UPDATE: 18.11.15, 19:29
The University has now released a further statement regarding this issue which has been emailed to University of York students. Here is the statement in full:
Many of you will be aware that the University has been the subject of online comment in recent days around the withdrawal of the Equality & Diversity Committee’s statement to mark International Men’s Day (19 November). The University has already acknowledged that the statement caused distress to some members of the University community and has apologised for this.
We welcome open and respectful debate on all issues, but over the last few days the nature of that debate in social media has resulted in a distortion of, and distraction from, the core equality issues that the University is seeking to highlight.

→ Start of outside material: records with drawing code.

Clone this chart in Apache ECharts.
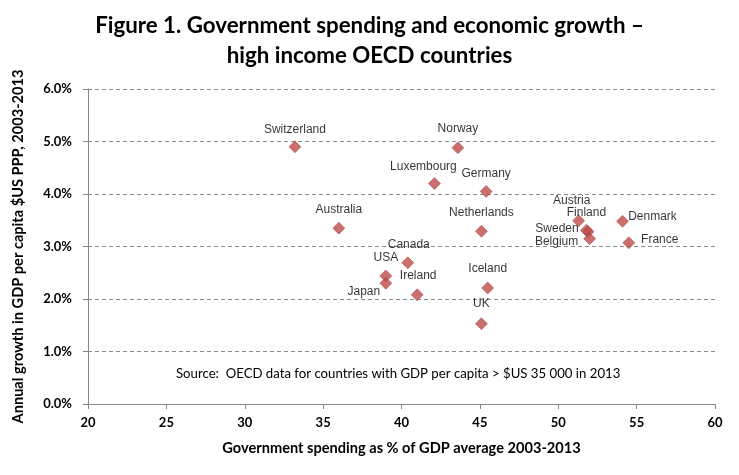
<!DOCTYPE html>
<html>
<head>
<meta charset="utf-8">
<script src="https://cdn.jsdelivr.net/npm/echarts@6/dist/echarts.min.js"></script>
<style>html,body{margin:0;padding:0;background:#fff}#c{width:739px;height:475px}</style>
</head>
<body>
<div id="c"></div>
<script>
// Data
var countries = ["Switzerland","Norway","Luxembourg","Germany","Australia","Netherlands","Austria","Finland","Sweden","Belgium","Denmark","France","Canada","USA","Japan","Ireland","Iceland","UK"];
var govSpending = [33.2, 43.6, 42.1, 45.4, 36.0, 45.1, 51.3, 51.8, 51.9, 52.0, 54.1, 54.5, 40.4, 39.0, 39.0, 41.0, 45.5, 45.1];
var gdpGrowth = [4.90, 4.88, 4.20, 4.05, 3.35, 3.29, 3.49, 3.31, 3.28, 3.15, 3.48, 3.07, 2.69, 2.44, 2.30, 2.08, 2.21, 1.53];
var xTicks = [20, 25, 30, 35, 40, 45, 50, 55, 60];
var yTicks = ["0.0%","1.0%","2.0%","3.0%","4.0%","5.0%","6.0%"];

// Label placement (style, not data): offset of label centre from point
var labelOffsets = {
  "Switzerland":[0,-17],"Norway":[0,-19],"Luxembourg":[-11,-17],"Germany":[0,-18],
  "Australia":[0,-18],"Netherlands":[0,-19],"Austria":[-7,-20],"Finland":[0,-18],
  "Sweden":[-31,-3],"Belgium":[-33,3],"Denmark":[30,-5],"France":[31,-3],
  "Canada":[1,-18],"USA":[0,-18],"Japan":[-22,8],"Ireland":[1,-19],"Iceland":[0,-19],"UK":[0,-20]
};

var points = countries.map(function(n,i){
  return {name:n, value:[govSpending[i], gdpGrowth[i]]};
});

var chart = echarts.init(document.getElementById('c'), null, {renderer:'canvas'});
chart.setOption({
  animation:false,
  backgroundColor:'#fff',
  title:{
    text:'Figure 1. Government spending and economic growth –\nhigh income OECD countries',
    left:'center', top:6,
    textStyle:{fontFamily:'Lato', fontWeight:'bold', fontSize:22.3, lineHeight:30, color:'#000'}
  },
  grid:{left:88, right:24, top:89, bottom:71},
  xAxis:{
    type:'value', min:20, max:60, interval:5,
    name:'Government spending as % of GDP average 2003-2013',
    nameLocation:'middle', nameGap:37,
    nameTextStyle:{fontFamily:'Lato', fontWeight:'bold', fontSize:14.6, color:'#000'},
    axisLine:{show:true, lineStyle:{color:'#868686'}},
    axisTick:{show:true, length:5, lineStyle:{color:'#868686'}},
    axisLabel:{margin:12, fontFamily:'Lato', fontWeight:'bold', fontSize:13, color:'#000',
      formatter:function(v){ return xTicks.indexOf(v)>=0 ? String(v) : ''; }},
    splitLine:{show:false}
  },
  yAxis:{
    type:'value', min:0, max:6, interval:1,
    name:'Annual growth in GDP per capita $US PPP, 2003-2013',
    nameLocation:'middle', nameGap:62,
    nameTextStyle:{fontFamily:'Lato', fontWeight:'bold', fontSize:14.6, color:'#000'},
    axisLine:{show:true, lineStyle:{color:'#868686'}},
    axisTick:{show:true, length:5, lineStyle:{color:'#868686'}},
    axisLabel:{margin:16, fontFamily:'Lato', fontWeight:'bold', fontSize:13, color:'#000',
      formatter:function(v){ return yTicks[Math.round(v)]; }},
    splitLine:{show:true, lineStyle:{color:'#8a8a8a', type:[4,3], width:1}}
  },
  graphic:[{
    type:'text', left:176, top:367,
    style:{text:'Source:  OECD data for countries with GDP per capita > $US 35 000 in 2013',
      font:'13.2px Lato', fill:'#000'}
  }],
  series:[{
    type:'scatter',
    symbol:'diamond', symbolSize:12,
    itemStyle:{color:'#be4b48', borderColor:'#9c3b39', borderWidth:0.6},
    label:{show:true, position:'inside', formatter:'{b}',
      fontFamily:'Liberation Sans, Arial', fontSize:12, color:'#000'},
    labelLayout:function(p){
      var off = labelOffsets[countries[p.dataIndex]] || [0,-18];
      return {dx:off[0], dy:off[1]};
    },
    data:points
  }]
});
</script>
</body>
</html>
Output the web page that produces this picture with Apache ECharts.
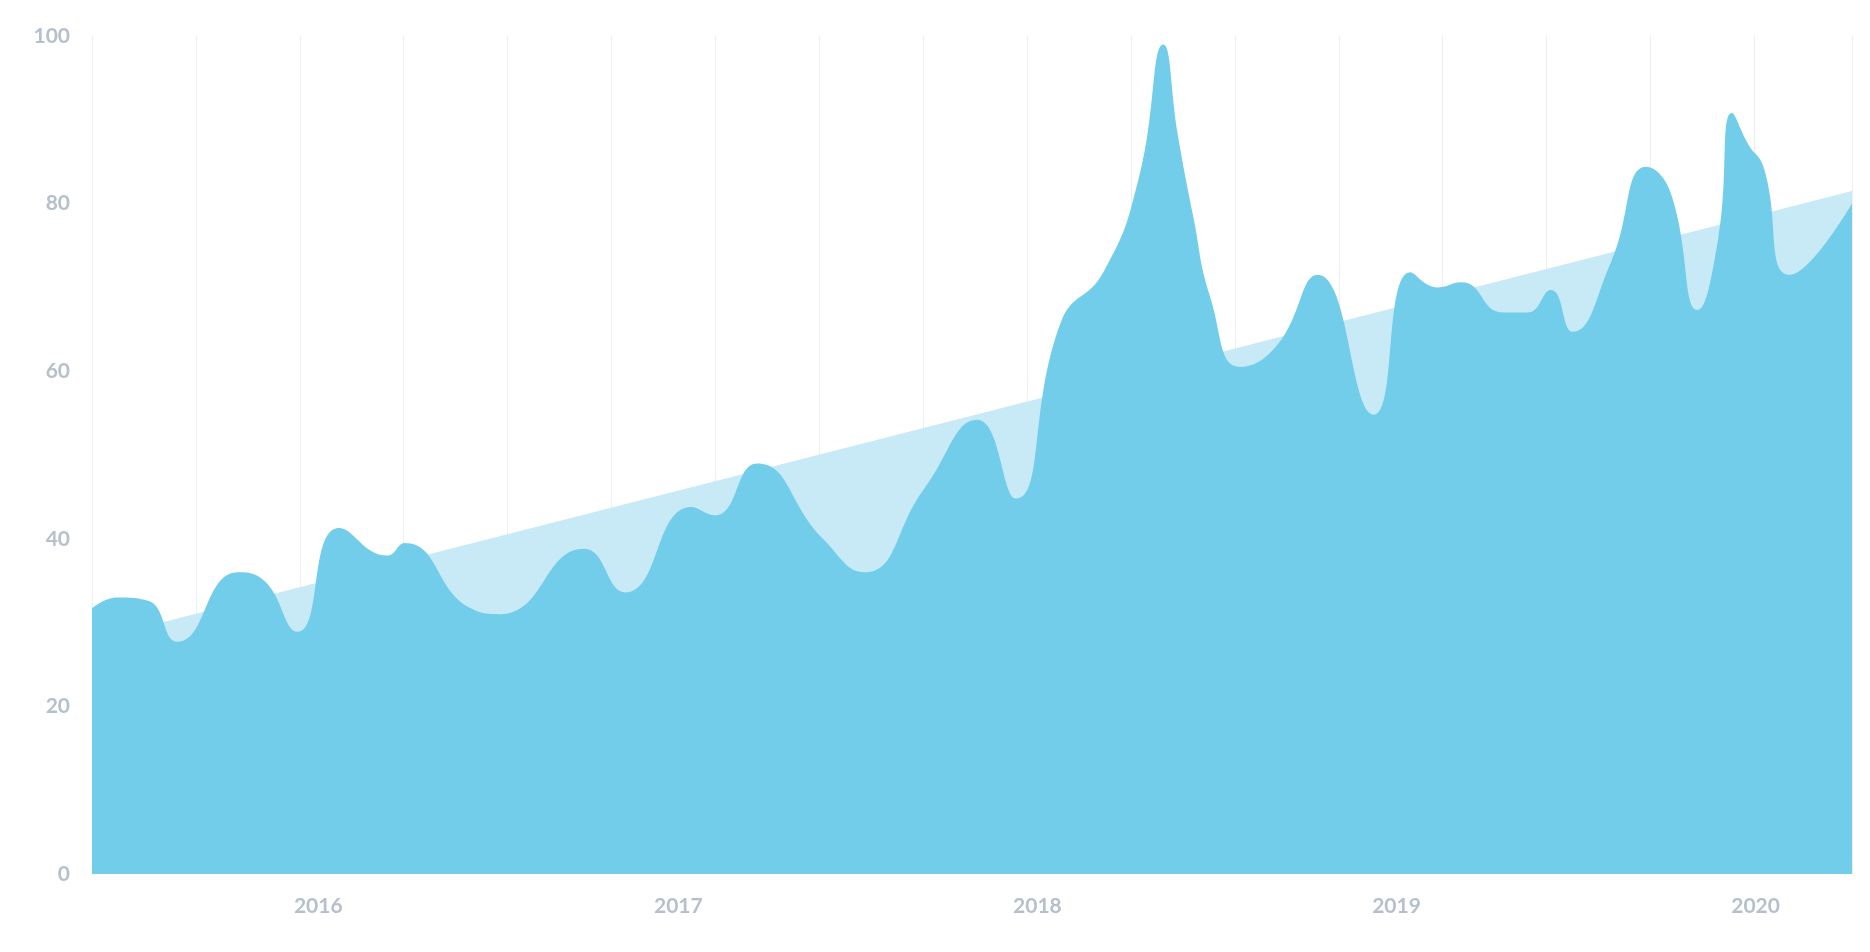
<!DOCTYPE html>
<html>
<head>
<meta charset="utf-8">
<script src="https://cdn.jsdelivr.net/npm/echarts@6/dist/echarts.min.js"></script>
<style>html,body{margin:0;padding:0;background:#fff}#c{width:1870px;height:952px}</style>
</head>
<body>
<div id="c"></div>
<script>
var dates = ['2015-05-16','2015-06-11','2015-07-12','2015-08-11','2015-10-11','2015-11-04','2015-12-11',
  '2016-01-22','2016-03-11','2016-03-29','2016-06-04','2016-07-04','2016-09-27','2016-11-08',
  '2017-01-14','2017-02-07','2017-03-22','2017-05-28','2017-07-09','2017-09-08','2017-11-01','2017-12-10',
  '2018-01-25','2018-03-09','2018-04-14','2018-05-09','2018-05-24','2018-06-08','2018-06-26','2018-07-26',
  '2018-09-01','2018-10-13','2018-12-09','2019-01-15','2019-02-12','2019-03-08','2019-04-19','2019-05-14',
  '2019-06-07','2019-06-29','2019-08-07','2019-09-12','2019-10-06','2019-11-03','2019-11-24','2019-12-08',
  '2019-12-25','2020-01-09','2020-02-05','2020-04-08'];
var values = [31.7,33,32.6,27.7,36,35.3,28.9,
  41.3,38,39.5,31.7,31,38.8,33.6,
  43.8,42.8,49,40,36,46,54.2,44.8,
  65.9,71.8,83,99,88,78.7,68.7,60.5,
  63,71.5,54.8,71.8,70,70.6,67,67,
  69.7,64.7,73,84.4,81.5,67.3,75.8,90.8,
  87,84.4,71.5,80];
var trendDates = ['2015-05-16','2020-04-08'];
var trendValues = [27.9,81.5];

var labelStyle = {color:'#b5c0cc', fontSize:21, fontWeight:'bold', fontFamily:'Lato'};
var chart = echarts.init(document.getElementById('c'));
chart.setOption({
  animation:false,
  grid:{left:92, right:18, top:36, bottom:78},
  xAxis:[{
    type:'time', min:dates[0], max:dates[dates.length-1],
    axisLine:{show:false}, axisTick:{show:false}, splitLine:{show:false},
    axisLabel:Object.assign({margin:22, hideOverlap:false,
      formatter:function(v){var d=new Date(v);return (d.getMonth()===0&&d.getDate()===1)?String(d.getFullYear()):'';}
    }, labelStyle)
  },{
    type:'value', min:0, max:16.94, interval:1, position:'top',
    axisLine:{show:false}, axisTick:{show:false}, axisLabel:{show:false},
    splitLine:{show:true, lineStyle:{color:'#eeeeee', width:1}}
  }],
  yAxis:{type:'value', min:0, max:100, interval:20,
    axisLine:{show:false}, axisTick:{show:false}, splitLine:{show:false},
    axisLabel:Object.assign({margin:22}, labelStyle)},
  series:[{
    type:'line', xAxisIndex:0, data:trendDates.map(function(d,i){return [d,trendValues[i]];}),
    symbol:'none', lineStyle:{width:0}, areaStyle:{color:'#c7eaf6', opacity:1}, z:2
  },{
    type:'line', xAxisIndex:0, data:dates.map(function(d,i){return [d,values[i]];}),
    smooth:0.5, symbol:'none', lineStyle:{width:0}, areaStyle:{color:'#72cdeb', opacity:1}, z:3
  }]
});
</script>
</body>
</html>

Our intention throughout has been to raise awareness of gender equality issues as part of our work to address all nine protected characteristics covered by the Equality Act. The focus of this work has been and will remain the inequalities faced by women, and in particular the under-representation of women in the senior academic and managerial ranks.
At the same time, where appropriate we will continue to raise other gender equality issues; one example of these is the comparative reluctance of men to access mental health provision as and when they need it.
The University’s overriding goal is to ensure that every member of the University community is treated with dignity and respect. We ask all staff and students to abide by this.”
UPDATE: 19.11.15, 13:07
YUSU President Ben Leatham has released a second statement via his official, public Facebook page regarding the debate:
“In the last couple of days the withdrawal of the Equality & Diversity Committee’s statement to mark International Men’s Day has sparked an intense and emotional debate and highlighted some very important issues including mental health and equality. Debate is welcome and necessary as a catalyst for change. These issues and how to approach them can be divisive and people naturally feel strongly and want to express their views. Our own full and part time officer team have disagreed at times throughout the discussion this week. Despite any disagreement we might feel, we are 100% committed and united on these points:
1.) Debate can be healthy but the level of harassment taking place on all social media platforms has become personal, dangerous and is completely and utterly unacceptable.
2.) The recent death of a student has become ammunition in political point scoring. This is insensitive, disrespectful and extremely distasteful. Please allow family and friends to grieve in peace.
Students of York can and should be better than this. Remember the impact your words and actions can have on others. Be principled and respectful.”